From a cash flow and shareholder return perspective, the history is also weak. Free cash flow has been erratic, even turning negative in 2022 (-$52.9 million) due to heavy investment and working capital needs. UCTT does not pay a dividend, and while it has engaged in small share buybacks, its total shares outstanding have actually increased over the last five years from approximately 40 million to 45 million, meaning shareholders have been diluted. This contrasts with more mature competitors that consistently return capital. In conclusion, UCTT's historical record shows it is a high-risk, high-beta play on the semiconductor cycle. It has successfully grown its scale, but this has not translated into consistent profitability, resilient cash flows, or meaningful returns of capital to shareholders.

Factor Analysis

  • History Of Shareholder Returns

    Fail

    The company has a poor track record of returning capital, offering no dividend and having diluted shareholders over the past five years through an increase in shares outstanding.

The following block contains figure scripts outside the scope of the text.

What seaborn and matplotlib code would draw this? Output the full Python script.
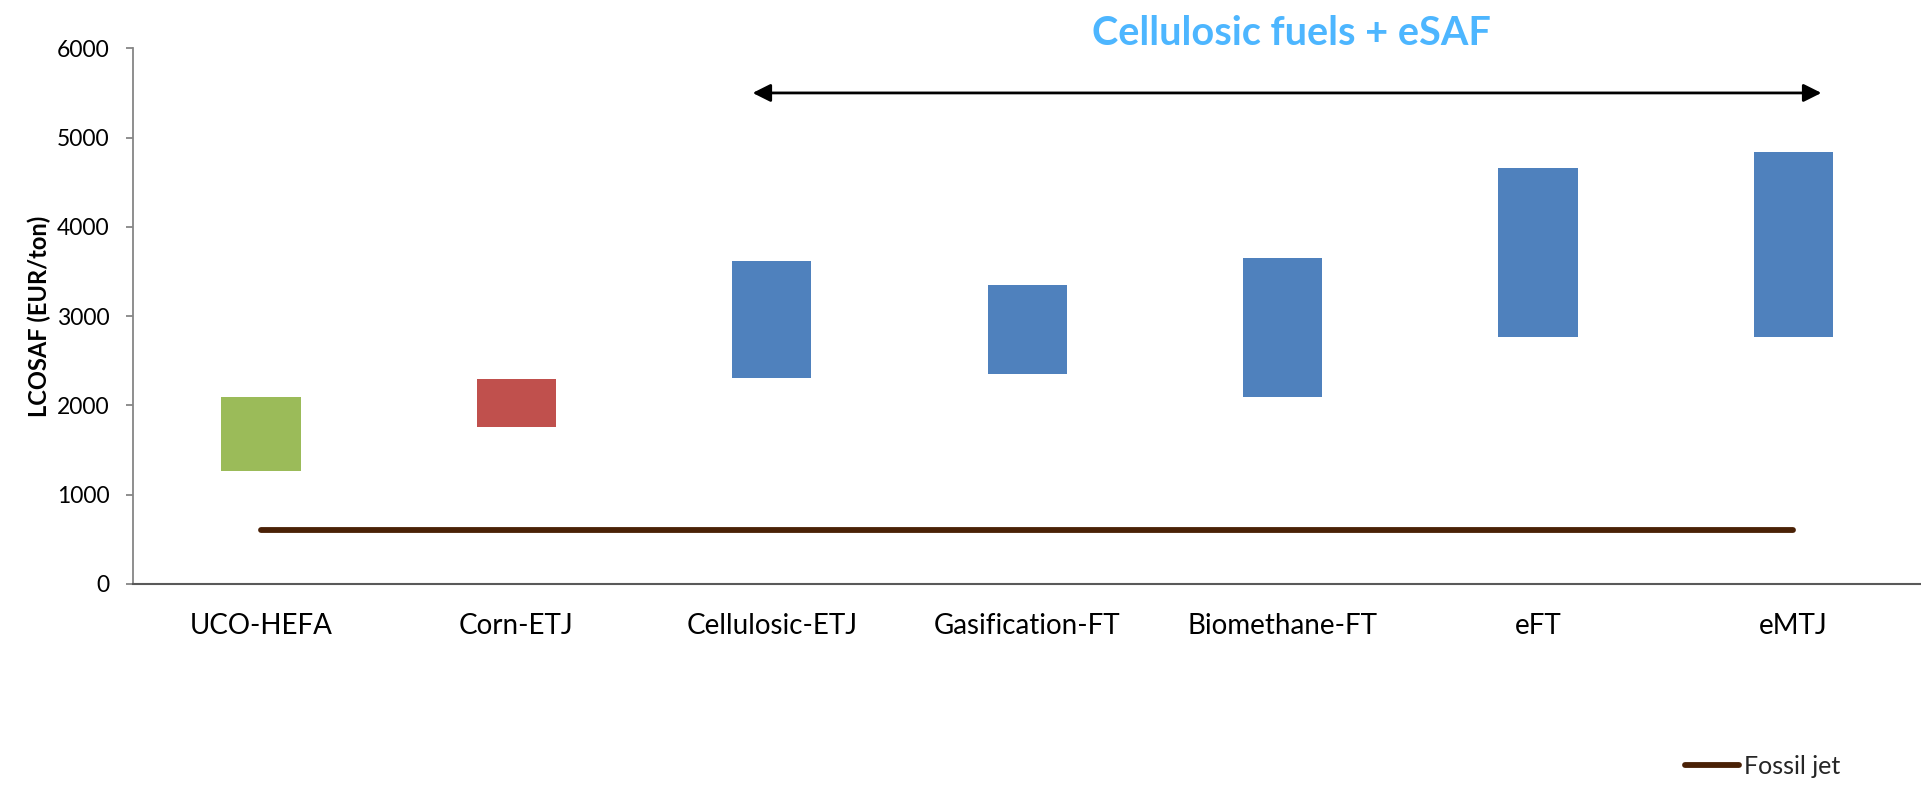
import matplotlib
matplotlib.use("Agg")
import matplotlib.pyplot as plt
from matplotlib.lines import Line2D
import numpy as np
import pandas as pd
import seaborn as sns

# Levelised cost ranges of sustainable aviation fuel pathways (EUR/ton)
pathways = ["UCO-HEFA", "Corn-ETJ", "Cellulosic-ETJ", "Gasification-FT",
            "Biomethane-FT", "eFT", "eMTJ"]
cost_low = [1270, 1760, 2310, 2350, 2090, 2770, 2770]
cost_high = [2100, 2300, 3620, 3350, 3650, 4660, 4840]
bar_colors = ["#9BBB59", "#C0504D", "#4F81BD", "#4F81BD", "#4F81BD",
              "#4F81BD", "#4F81BD"]
fossil_jet = 600
y_ticks = [0, 1000, 2000, 3000, 4000, 5000, 6000]
group_label = "Cellulosic fuels + eSAF"

sns.set_theme(style="white")
plt.rcParams["font.family"] = ["Lato", "DejaVu Sans"]

df = pd.DataFrame({"pathway": pathways,
                   "low": cost_low,
                   "high": cost_high})
df["span"] = df["high"] - df["low"]

W, H = 1921, 787
fig = plt.figure(figsize=(W / 100, H / 100), dpi=100)
ax_left, ax_right, ax_top, ax_bottom = 133.3, 1921, 48.3, 584
ax = fig.add_axes([ax_left / W, 1 - ax_bottom / H,
                   (ax_right - ax_left) / W, (ax_bottom - ax_top) / H])

# Floating bars: draw the span, then lift each bar to its low value
sns.barplot(data=df, x="pathway", y="span", hue="pathway",
            palette=dict(zip(pathways, bar_colors)), width=0.31,
            legend=False, saturation=1, linewidth=0, ax=ax)
for patch in ax.patches:
    idx = int(round(patch.get_x() + patch.get_width() / 2))
    patch.set_y(df["low"].iloc[idx])

# Fossil jet reference price
xs = np.arange(len(pathways))
ax.plot([xs[0], xs[-1]], [fossil_jet, fossil_jet], color="#4A2106",
        lw=4.2, solid_capstyle="round", zorder=3)

ax.set_xlim(-0.5, len(pathways) - 0.5)
ax.set_ylim(0, 6000)
ax.set_yticks(y_ticks)
ax.set_yticklabels([str(t) for t in y_ticks])
ax.set_xlabel("")
ax.set_ylabel("LCOSAF (EUR/ton)", fontsize=17, fontweight="bold",
              color="black")
ax.yaxis.set_label_coords(-0.0458, 0.5)

for side in ["top", "right"]:
    ax.spines[side].set_visible(False)
ax.spines["left"].set_color("#868686")
ax.spines["left"].set_linewidth(1.3)
ax.spines["bottom"].set_color("#595959")
ax.spines["bottom"].set_linewidth(1.5)
ax.tick_params(axis="y", which="major", direction="out", length=5,
               width=1.3, color="#868686", labelsize=16.5, pad=12,
               labelcolor="black", left=True)
ax.tick_params(axis="x", which="major", length=0, labelsize=20, pad=21,
               labelcolor="black")

# Bracket over the advanced pathways
ax.annotate("", xy=(6.11, 5500), xytext=(1.925, 5500),
            arrowprops=dict(arrowstyle="<|-|>,head_length=0.6,head_width=0.3",
                            mutation_scale=18, color="black", lw=2,
                            shrinkA=0, shrinkB=0),
            annotation_clip=False)
fig.text(1291 / W, 1 - 45 / H, group_label, ha="center", va="baseline",
         fontsize=28.5, fontweight="bold", color="#4DB6FF")

handle = Line2D([], [], color="#4A2106", lw=4.2, solid_capstyle="round")
fig.legend([handle], ["Fossil jet"], loc="center left",
           bbox_to_anchor=(1685 / W, 1 - 766 / H), frameon=False,
           fontsize=18, handlelength=2.15, handletextpad=0.2,
           borderpad=0, borderaxespad=0)

fig.savefig("out.png", dpi=100)
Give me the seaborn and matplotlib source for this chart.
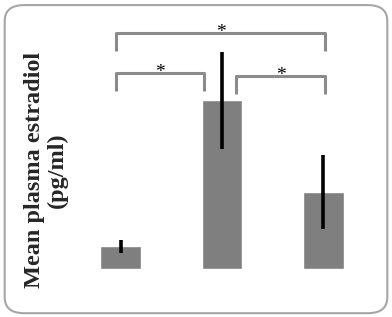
import matplotlib
matplotlib.use("Agg")
import matplotlib.pyplot as plt
import seaborn as sns
import pandas as pd
from matplotlib.patches import FancyBboxPatch

# Datos (unidades)
grupos = ["G1", "G2", "G3"]
medias = [2.3, 16.9, 7.7]
errores = [0.65, 4.85, 3.7]

# Comparaciones significativas: (grupo_a, grupo_b, altura, etiqueta)
comparaciones = [
    (0, 2, 23.6, "*"),
    (0, 1, 19.6, "*"),
    (1, 2, 19.3, "*"),
]

df = pd.DataFrame({"Grupo": grupos, "Media": medias})

sns.set_style("white")
plt.rcParams["font.family"] = ["Liberation Serif", "DejaVu Serif"]

fig = plt.figure(figsize=(3.92, 3.17), dpi=100)
ax = fig.add_axes([0.1786, 0.1514, 0.7755, 0.7855])

sns.barplot(data=df, x="Grupo", y="Media", color="#7f7f7f", saturation=1,
            width=0.4, errorbar=None, ax=ax)
ax.errorbar(range(len(grupos)), medias, yerr=errores, fmt="none",
            ecolor="black", elinewidth=2.6, capsize=0)

# Corchetes de significancia
for a, b, h, lab in comparaciones:
    x0 = a - 0.05
    x1 = b + 0.02 if b == 2 else b - 0.18
    if a == 1:
        x0 = a + 0.14
    ax.plot([x0, x0, x1, x1], [h - 1.8, h, h, h - 1.8], color="#8c8c8c",
            lw=2.2, solid_joinstyle="round", solid_capstyle="butt")
    ax.text((x0 + x1) / 2, h + 0.05, lab, ha="center", va="center",
            fontsize=14, color="black")

ax.set_xlim(-0.5, 2.5)
ax.set_ylim(0, 24.9)
ax.axis("off")

fig.text(46 / 392, 0.4637, "Mean plasma estradiol\n(pg/ml)", rotation=90,
         ha="center", va="center", multialignment="center",
         fontsize=17.5, fontweight="bold", linespacing=1.15)

# Marco redondeado
marco = FancyBboxPatch((0.012, 0.012), 0.976, 0.972,
                       boxstyle="round,pad=0,rounding_size=0.05",
                       transform=fig.transFigure, fill=False,
                       edgecolor="#a6a6a6", linewidth=1.5)
fig.patches.append(marco)

fig.savefig("out.png", dpi=100)
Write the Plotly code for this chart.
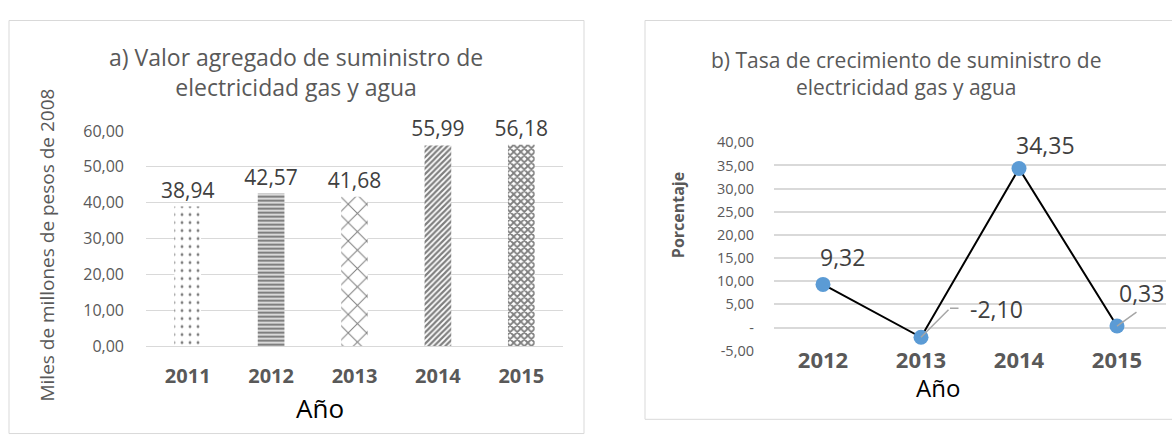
import plotly.graph_objects as go

# --- datos ---
anios_valor = ["2011", "2012", "2013", "2014", "2015"]
valor = [38.94, 42.57, 41.68, 55.99, 56.18]

anios_tasa = ["2012", "2013", "2014", "2015"]
tasa = [9.32, -2.10, 34.35, 0.33]
etiquetas_tasa = ["9,32", "-2,10", "34,35", "0,33"]

ticks_tasa = [-5, 0, 5, 10, 15, 20, 25, 30, 35, 40]
ticktext_tasa = ["-5,00", "-", "5,00", "10,00", "15,00", "20,00", "25,00", "30,00", "35,00", "40,00"]

W, H = 1172, 436
FONT = "Open Sans"
GRIS = "#595959"
GRID = "#D9D9D9"


def px(x):
    return x / W


def py(y):
    return 1 - y / H


fig = go.Figure()

# a) barras con tramas
fig.add_trace(go.Bar(
    x=anios_valor, y=valor, xaxis="x", yaxis="y", width=0.32,
    marker=dict(color="white", line_width=0,
                pattern=dict(shape=[".", "-", "x", "/", "x"],
                             size=[8, 4, 13, 4, 5],
                             solidity=[0.1, 0.65, 0.15, 0.55, 0.6],
                             fgcolor="black", bgcolor="white")),
    texttemplate="%{y:.2f}", textposition="outside", cliponaxis=False,
    constraintext="none",
    textfont=dict(family=FONT, size=21, color="#404040"),
    showlegend=False,
))

# b) linea con marcadores
fig.add_trace(go.Scatter(
    x=anios_tasa, y=tasa, xaxis="x2", yaxis="y2", mode="lines+markers",
    line=dict(color="black", width=2),
    marker=dict(color="#5B9BD5", size=15),
    cliponaxis=False, showlegend=False,
))

# etiquetas: desplazamiento en px respecto al punto
desplaz = [(19, 27), (75, 28), (26, 23), (24, 33)]
for i, (yv, txt, (dx, dy)) in enumerate(zip(tasa, etiquetas_tasa, desplaz)):
    fig.add_annotation(x=i, y=yv, xref="x2", yref="y2", text=txt,
                       showarrow=False, xshift=dx, yshift=dy,
                       font=dict(family=FONT, size=23, color="#404040"))

# lineas guia (-2,10 y 0,33)
guias = [(1, 0, 0, 29, -29), (1, 29, 29, 10, 0), (3, 0, 0, 21, -15)]
for i, sx, sy, ax, ay in guias:
    fig.add_annotation(x=i, y=tasa[i], xref="x2", yref="y2", text="",
                       showarrow=True, arrowhead=0, arrowwidth=1.5,
                       arrowcolor="#A6A6A6", ax=ax, ay=ay, standoff=0,
                       xshift=sx, yshift=sy)

# titulos y ejes como texto
textos = [
    ("a) Valor agregado de suministro de<br>electricidad gas y agua", 296, 64, 23, GRIS, 0, None),
    ("b) Tasa de crecimiento de suministro de<br>electricidad gas y agua", 906, 66, 21, GRIS, 0, None),
    ("Año", 320, 418, 26, "black", 0, None),
    ("Año", 938, 396, 24, "black", 0, None),
    ("Miles de millones de pesos de 2008", 47, 247, 19, GRIS, -90, None),
    ("Porcentaje", 678, 215, 16, GRIS, -90, "bold"),
]
for txt, x, y, s, c, ang, w in textos:
    fig.add_annotation(x=px(x), y=py(y), xref="paper", yref="paper", text=txt,
                       showarrow=False, textangle=ang, xanchor="center", yanchor="middle",
                       font=dict(family=FONT, size=s, color=c, weight=w or "normal"))

# marcos de los paneles
fig.add_shape(type="rect", xref="paper", yref="paper", x0=px(9), x1=px(584),
              y0=py(10), y1=py(445), line=dict(color=GRID, width=1))
fig.add_shape(type="rect", xref="paper", yref="paper", x0=px(645), x1=px(1180),
              y0=py(10), y1=py(430), line=dict(color=GRID, width=1))

fig.update_layout(
    width=W, height=H, margin=dict(l=0, r=0, t=0, b=0),
    paper_bgcolor="white", plot_bgcolor="white",
    separators=",.",
    font=dict(family=FONT, color=GRIS),
    xaxis=dict(domain=[px(146), px(563)], anchor="y", type="category",
               showgrid=False, showline=True, linecolor=GRID, ticks="",
               tickfont=dict(size=20, weight="bold", color=GRIS), ticklabelstandoff=12),
    yaxis=dict(domain=[py(353), py(126)], anchor="x", range=[0, 60.1], dtick=10,
               tickformat=".2f", showgrid=True, gridcolor=GRID, zeroline=False,
               tickfont=dict(size=16, color=GRIS), ticklabelstandoff=21),
    xaxis2=dict(domain=[px(774), px(1166)], anchor="y2", type="category",
                range=[-0.5, 3.5],
                showgrid=False, showline=False, ticks="",
                tickfont=dict(size=22, weight="bold", color=GRIS), ticklabelstandoff=-6),
    yaxis2=dict(domain=[py(358), py(138)], anchor="x2", range=[-5.05, 40.05],
                tickvals=ticks_tasa, ticktext=ticktext_tasa,
                showgrid=True, gridcolor=GRID, gridwidth=1.5, zeroline=False,
                tickfont=dict(size=14.5, color=GRIS), ticklabelstandoff=19),
)

fig.write_html("out.html", config={"displayModeBar": False},
               post_script="document.body.style.margin='0';")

    Ultra Clean Holdings has not prioritized returning capital to shareholders. The company does not pay a dividend, which is a key way many mature technology companies reward investors. While the company has conducted share buybacks, they have been small and insufficient to offset the issuance of new shares. For example, in FY2023 the company repurchased -$31.6 million of stock, but the total number of shares outstanding has grown from 40 million in FY2020 to 45 million in FY2024. This dilution means each share represents a smaller piece of the company, which is a negative for long-term investors. Compared to peers like MKS Instruments, Advanced Energy, and Entegris, which all pay dividends, UCTT's lack of capital return is a significant weakness.

  • Historical Earnings Per Share Growth

    Fail

    Earnings per share (EPS) have been extremely volatile and inconsistent over the past five years, swinging from a strong peak to a net loss, demonstrating a lack of earnings stability.

    UCTT's historical earnings profile is a classic example of semiconductor cyclicality without a strong defensive moat. While the company posted a strong EPS of $2.75 during the 2021 industry peak, this profitability proved fragile. EPS subsequently plummeted to $0.89 in 2022 and then to a loss of -$0.70 in 2023 during the industry downturn. This wild swing highlights the company's high operating leverage and sensitivity to changes in revenue. The lack of a consistent growth trend makes it difficult for investors to rely on its earnings power. This performance contrasts sharply with higher-quality peers that, while also cyclical, have managed to maintain profitability throughout the cycle due to stronger business models.

  • Track Record Of Margin Expansion

    Fail

    The company has failed to demonstrate any trend of margin expansion; instead, its profit margins are thin and have compressed significantly during industry downturns.

    Over the past five years, Ultra Clean Holdings has not shown an ability to sustainably improve its profitability. Its operating margin peaked at 8.84% in 2021 but then eroded, collapsing to just 2.3% in FY2023. This demonstrates a lack of pricing power and weak operational leverage when revenues decline. This performance is a key weakness when compared to competitors. For instance, companies like MKS Instruments and Advanced Energy consistently generate operating margins in the 15-20% range. UCTT's lower-margin business, which is focused on assembly and services, is structurally less profitable and more vulnerable to economic cycles than peers with strong, technology-driven moats.

  • Revenue Growth Across Cycles

    Pass

    The company has successfully grown its revenue over the last five years, capitalizing on industry upswings, but this growth is highly volatile and subject to sharp declines during downturns.

    UCTT has proven it can capture growth during favorable market conditions. From FY2020 to the peak in FY2022, revenue grew from $1.4 billion to $2.37 billion, an impressive expansion of its business scale. The 5-year revenue CAGR is positive, indicating long-term growth. However, this growth has been far from smooth. The company experienced a 27% revenue drop in FY2023, wiping out a significant portion of the prior years' gains. This high volatility is a key characteristic of its performance. While the ability to grow the top line over the cycle is a positive sign of its relevance to customers, the extreme cyclicality makes it a risky investment dependent on timing the industry cycle correctly.

  • Stock Performance Vs. Industry

    Fail

    The stock has delivered highly volatile returns that have historically underperformed higher-quality industry peers, particularly on a risk-adjusted basis during industry downturns.

    While specific total shareholder return (TSR) data is not provided, the competitive analysis makes it clear that UCTT's stock performance has been underwhelming compared to its best-in-class peers. The stock is described as having experienced massive drawdowns, often exceeding 50%, during industry slumps. Competitors like MKS Instruments, Advanced Energy, Entegris, and VAT Group are all cited as having more resilient stock performance, lower volatility, or superior long-term returns. This indicates that while UCTT's stock may perform well during a strong bull market for semiconductors, it gives back much of those gains during downturns, leading to poor risk-adjusted returns for long-term investors.